Monday, May 9, 2016

UNIT 7: Foreign Exchange, Flexible And Fixed Rates.

                                      Foreign Exchange (Forex)
·         The buying and selling of currency. 
- Ex. In order to purchase souvenirs in France, it is first necessary for Americans to sell (supply) their dollars and buy Euros.
- Any transaction that occurs in the balance of payments necessitates foreign exchange.
- The exchange rate (e) is determined in the foreign currency markets. 

                                             Changes in exchange rates
- Exchange rates (e) are a function of the supply and demand for currency. 
- An increase in the supply of a currency will decrease the exchange rate of a currency. 
- A decrease in supply of a currency will increase the exchange rate of a currency.
- An increase in demand for a currency will increase the exchange rate of a currency.
 - A decrease in demand for a currency will decrease the exchange rate of a currency
                              Appreciation and depreciation
·         Appreciation of a currency occurs when the exchange rate of that currency increases.
·         Depreciation of a currency occurs when the exchange rate of that currency decreases (e decreases)
Note: the more you supply, value depreciate. The more you demand value appreciates.
Exchange rates determinants
1.      Consumer tastes (buyers taste)
2.      Relative income
3.      Relative price level
4.      Speculation
                                        Exports and imports
The exchange rate is a determinant of both exports and imports.
·         Appreciation of the dollar causes American goods to be relatively more expensive and foreign goods to be relatively cheaper, thus reducing exports and increasing imports.
·         Depreciation of the dollar causes American goods to be relatively cheaper and foreign goods to be relatively more expensive, thus increasing exports and reducing imports.
As two currencies trade:
1.      One supply line will change; the other demand line will change.
2.      They will move in the same direction.
3.      One currency will appreciate, the other will depreciate.
Note: when supply decreases then dollar appreciates.

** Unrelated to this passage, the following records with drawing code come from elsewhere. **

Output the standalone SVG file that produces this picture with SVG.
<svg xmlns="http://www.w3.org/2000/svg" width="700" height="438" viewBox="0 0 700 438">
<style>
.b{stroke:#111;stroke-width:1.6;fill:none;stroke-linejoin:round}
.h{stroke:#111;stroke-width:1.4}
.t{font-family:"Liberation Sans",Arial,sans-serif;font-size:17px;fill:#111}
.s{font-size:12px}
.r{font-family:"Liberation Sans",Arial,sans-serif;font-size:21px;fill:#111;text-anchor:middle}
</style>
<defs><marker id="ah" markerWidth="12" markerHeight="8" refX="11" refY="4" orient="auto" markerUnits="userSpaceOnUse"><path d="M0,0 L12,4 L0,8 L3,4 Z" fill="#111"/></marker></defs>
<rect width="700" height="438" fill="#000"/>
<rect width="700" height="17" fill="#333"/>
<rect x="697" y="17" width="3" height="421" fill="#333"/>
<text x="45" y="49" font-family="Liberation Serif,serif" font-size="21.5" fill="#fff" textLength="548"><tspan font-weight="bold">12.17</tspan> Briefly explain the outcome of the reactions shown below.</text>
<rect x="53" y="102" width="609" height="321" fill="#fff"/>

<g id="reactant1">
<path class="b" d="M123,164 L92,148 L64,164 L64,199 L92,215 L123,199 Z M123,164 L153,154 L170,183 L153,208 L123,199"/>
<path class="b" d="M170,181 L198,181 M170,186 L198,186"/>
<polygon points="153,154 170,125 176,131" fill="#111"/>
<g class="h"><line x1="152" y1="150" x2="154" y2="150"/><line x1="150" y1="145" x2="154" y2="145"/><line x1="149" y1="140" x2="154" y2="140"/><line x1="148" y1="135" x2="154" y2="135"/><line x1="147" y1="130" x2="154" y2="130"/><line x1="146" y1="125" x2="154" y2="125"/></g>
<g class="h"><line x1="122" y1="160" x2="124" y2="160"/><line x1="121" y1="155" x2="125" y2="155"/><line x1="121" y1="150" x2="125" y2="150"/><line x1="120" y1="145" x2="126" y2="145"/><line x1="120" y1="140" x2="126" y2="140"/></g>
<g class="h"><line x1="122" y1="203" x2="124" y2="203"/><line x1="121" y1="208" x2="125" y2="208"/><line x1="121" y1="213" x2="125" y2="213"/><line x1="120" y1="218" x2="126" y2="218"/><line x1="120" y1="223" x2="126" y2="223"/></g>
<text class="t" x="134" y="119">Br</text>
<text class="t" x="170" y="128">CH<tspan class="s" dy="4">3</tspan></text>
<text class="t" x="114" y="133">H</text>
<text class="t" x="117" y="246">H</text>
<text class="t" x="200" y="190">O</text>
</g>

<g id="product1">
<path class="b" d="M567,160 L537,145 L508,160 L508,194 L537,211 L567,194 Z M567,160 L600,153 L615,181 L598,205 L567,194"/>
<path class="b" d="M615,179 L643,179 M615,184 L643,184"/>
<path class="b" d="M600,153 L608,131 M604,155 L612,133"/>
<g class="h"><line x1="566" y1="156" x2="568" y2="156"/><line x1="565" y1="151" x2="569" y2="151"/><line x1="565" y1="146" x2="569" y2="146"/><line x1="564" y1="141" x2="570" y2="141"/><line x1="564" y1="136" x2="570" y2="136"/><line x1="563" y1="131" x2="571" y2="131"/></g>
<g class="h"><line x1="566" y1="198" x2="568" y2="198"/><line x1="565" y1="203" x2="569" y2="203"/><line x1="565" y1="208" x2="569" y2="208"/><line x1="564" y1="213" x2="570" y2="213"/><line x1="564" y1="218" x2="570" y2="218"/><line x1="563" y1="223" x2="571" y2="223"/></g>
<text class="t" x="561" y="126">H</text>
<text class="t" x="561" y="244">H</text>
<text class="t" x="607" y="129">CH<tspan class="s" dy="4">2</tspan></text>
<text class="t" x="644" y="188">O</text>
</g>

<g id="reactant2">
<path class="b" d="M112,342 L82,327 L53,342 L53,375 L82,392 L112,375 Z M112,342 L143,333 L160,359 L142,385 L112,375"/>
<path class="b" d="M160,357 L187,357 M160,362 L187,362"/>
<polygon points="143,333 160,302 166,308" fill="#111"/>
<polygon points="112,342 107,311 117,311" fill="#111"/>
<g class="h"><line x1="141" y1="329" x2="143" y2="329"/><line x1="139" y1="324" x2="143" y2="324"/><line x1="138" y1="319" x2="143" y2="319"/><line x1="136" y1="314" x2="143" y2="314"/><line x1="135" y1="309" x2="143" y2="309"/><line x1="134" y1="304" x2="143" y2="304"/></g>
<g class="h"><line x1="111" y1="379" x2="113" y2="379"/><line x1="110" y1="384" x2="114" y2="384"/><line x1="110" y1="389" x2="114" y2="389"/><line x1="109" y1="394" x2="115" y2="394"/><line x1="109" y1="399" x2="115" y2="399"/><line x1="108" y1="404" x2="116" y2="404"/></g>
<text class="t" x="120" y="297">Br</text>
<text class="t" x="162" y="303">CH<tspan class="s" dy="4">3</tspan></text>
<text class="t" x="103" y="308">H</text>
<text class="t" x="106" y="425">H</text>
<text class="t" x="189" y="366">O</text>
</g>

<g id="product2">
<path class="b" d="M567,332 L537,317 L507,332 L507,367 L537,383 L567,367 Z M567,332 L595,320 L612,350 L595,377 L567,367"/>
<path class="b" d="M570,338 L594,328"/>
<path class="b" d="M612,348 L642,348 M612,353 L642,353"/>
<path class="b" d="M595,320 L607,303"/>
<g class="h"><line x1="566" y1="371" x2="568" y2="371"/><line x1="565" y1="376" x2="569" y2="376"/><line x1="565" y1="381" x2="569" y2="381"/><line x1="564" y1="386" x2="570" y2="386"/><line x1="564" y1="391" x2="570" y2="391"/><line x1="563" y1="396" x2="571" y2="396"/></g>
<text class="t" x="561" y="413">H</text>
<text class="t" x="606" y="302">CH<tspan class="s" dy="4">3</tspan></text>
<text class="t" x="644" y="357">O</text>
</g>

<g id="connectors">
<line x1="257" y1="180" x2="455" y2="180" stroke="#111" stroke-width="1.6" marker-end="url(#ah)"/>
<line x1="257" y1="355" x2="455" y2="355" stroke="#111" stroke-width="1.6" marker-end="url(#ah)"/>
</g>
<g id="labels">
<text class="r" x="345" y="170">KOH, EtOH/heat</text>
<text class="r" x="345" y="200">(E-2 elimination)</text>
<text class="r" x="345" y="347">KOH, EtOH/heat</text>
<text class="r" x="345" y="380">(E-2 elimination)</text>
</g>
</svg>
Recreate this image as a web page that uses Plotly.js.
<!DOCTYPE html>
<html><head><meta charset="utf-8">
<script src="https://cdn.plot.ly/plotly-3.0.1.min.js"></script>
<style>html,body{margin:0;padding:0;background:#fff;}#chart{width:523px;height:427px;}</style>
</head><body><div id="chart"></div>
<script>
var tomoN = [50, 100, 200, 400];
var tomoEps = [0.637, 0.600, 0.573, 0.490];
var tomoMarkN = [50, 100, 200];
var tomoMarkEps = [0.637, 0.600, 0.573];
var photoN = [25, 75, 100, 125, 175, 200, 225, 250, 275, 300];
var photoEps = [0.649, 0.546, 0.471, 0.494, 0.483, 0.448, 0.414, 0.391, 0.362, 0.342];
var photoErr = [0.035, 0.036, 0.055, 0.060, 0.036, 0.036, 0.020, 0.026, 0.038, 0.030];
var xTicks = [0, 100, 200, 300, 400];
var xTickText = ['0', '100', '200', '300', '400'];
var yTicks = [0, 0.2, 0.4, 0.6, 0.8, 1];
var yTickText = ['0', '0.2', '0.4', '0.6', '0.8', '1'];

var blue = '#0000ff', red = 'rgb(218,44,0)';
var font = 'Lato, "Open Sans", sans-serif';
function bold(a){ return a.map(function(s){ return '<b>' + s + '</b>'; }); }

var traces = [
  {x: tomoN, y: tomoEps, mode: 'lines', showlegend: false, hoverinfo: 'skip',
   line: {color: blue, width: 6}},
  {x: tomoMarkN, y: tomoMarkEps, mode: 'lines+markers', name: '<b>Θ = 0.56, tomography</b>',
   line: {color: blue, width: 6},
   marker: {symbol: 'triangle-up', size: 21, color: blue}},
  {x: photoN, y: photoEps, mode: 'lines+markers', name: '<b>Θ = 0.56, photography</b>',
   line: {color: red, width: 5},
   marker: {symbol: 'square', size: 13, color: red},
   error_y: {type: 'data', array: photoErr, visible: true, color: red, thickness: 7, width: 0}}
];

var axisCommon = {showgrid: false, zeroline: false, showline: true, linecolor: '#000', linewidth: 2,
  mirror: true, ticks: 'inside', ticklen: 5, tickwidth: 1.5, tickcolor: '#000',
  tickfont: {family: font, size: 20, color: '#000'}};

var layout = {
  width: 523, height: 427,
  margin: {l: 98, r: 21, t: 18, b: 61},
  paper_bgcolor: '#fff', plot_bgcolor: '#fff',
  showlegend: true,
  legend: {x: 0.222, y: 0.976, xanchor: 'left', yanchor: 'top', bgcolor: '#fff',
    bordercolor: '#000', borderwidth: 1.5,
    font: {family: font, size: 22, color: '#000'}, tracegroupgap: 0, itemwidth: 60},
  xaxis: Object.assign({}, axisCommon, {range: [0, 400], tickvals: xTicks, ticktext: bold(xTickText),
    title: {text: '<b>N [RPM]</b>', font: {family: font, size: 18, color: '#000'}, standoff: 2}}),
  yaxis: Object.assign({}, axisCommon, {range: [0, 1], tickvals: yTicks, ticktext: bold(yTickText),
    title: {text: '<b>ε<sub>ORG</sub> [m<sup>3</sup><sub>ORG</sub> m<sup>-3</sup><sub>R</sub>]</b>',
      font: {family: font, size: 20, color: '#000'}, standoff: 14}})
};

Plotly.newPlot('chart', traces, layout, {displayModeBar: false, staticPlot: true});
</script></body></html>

When supply increases them value of dollar depreciates.


                                               Flexible rate
Based on the supply and demand of that currency versus the other currency. It is very sensitive to the business cycle and it provides options for investment.
                                            Fixed rates
It is based on a countries willingness to distribute currency and to control the amount.

1 comment:

  1. Your notes are very well separated, descriptive and clear to understand. The only thing I would really like to add is perhaps an example over appreciation and depreciation, such as: Tourists from France spending money in America would result in an appreciation of the dollar and deprecation of the franc.